▶ AIM: Return each line of the records holding the string "document".
####
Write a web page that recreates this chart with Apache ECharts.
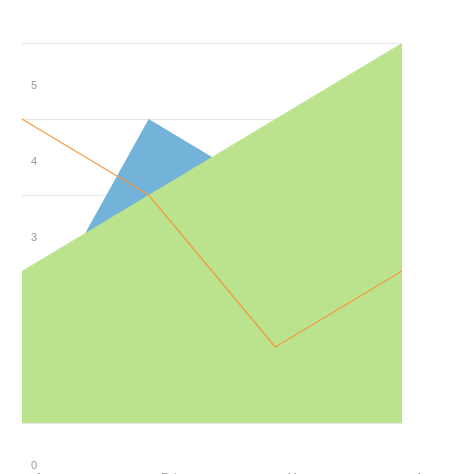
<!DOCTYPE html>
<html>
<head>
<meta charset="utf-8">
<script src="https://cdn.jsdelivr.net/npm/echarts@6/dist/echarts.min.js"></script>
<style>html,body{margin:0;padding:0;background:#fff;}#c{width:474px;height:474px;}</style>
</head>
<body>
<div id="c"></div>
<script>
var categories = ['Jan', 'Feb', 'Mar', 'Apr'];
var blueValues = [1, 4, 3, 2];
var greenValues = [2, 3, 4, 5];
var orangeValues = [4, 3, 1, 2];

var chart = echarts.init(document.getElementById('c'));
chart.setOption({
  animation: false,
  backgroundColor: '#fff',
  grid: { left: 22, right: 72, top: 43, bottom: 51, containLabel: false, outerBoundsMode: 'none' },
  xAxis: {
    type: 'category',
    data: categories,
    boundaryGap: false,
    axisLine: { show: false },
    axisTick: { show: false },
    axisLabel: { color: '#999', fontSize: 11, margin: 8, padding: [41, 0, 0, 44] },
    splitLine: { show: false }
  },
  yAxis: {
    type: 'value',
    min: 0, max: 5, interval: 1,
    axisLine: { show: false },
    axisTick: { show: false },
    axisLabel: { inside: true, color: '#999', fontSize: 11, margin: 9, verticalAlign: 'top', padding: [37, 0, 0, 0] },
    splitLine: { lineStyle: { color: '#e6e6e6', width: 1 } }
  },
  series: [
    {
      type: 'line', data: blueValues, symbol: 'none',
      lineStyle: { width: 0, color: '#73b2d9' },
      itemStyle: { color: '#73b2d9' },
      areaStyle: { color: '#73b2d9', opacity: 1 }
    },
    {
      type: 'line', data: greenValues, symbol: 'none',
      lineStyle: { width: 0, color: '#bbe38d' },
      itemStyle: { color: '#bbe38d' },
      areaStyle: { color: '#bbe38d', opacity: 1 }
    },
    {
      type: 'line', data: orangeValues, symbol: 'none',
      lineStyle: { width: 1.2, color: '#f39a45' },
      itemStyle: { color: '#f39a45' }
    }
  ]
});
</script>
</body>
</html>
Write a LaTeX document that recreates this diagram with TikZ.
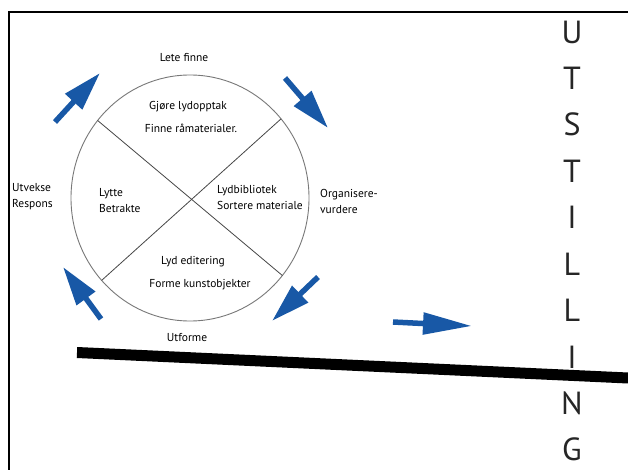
####
▶ PROBLEM SOLUTION:
var chart = echarts.init(document.getElementById('c'));
Write a LaTeX document that recreates this diagram with TikZ.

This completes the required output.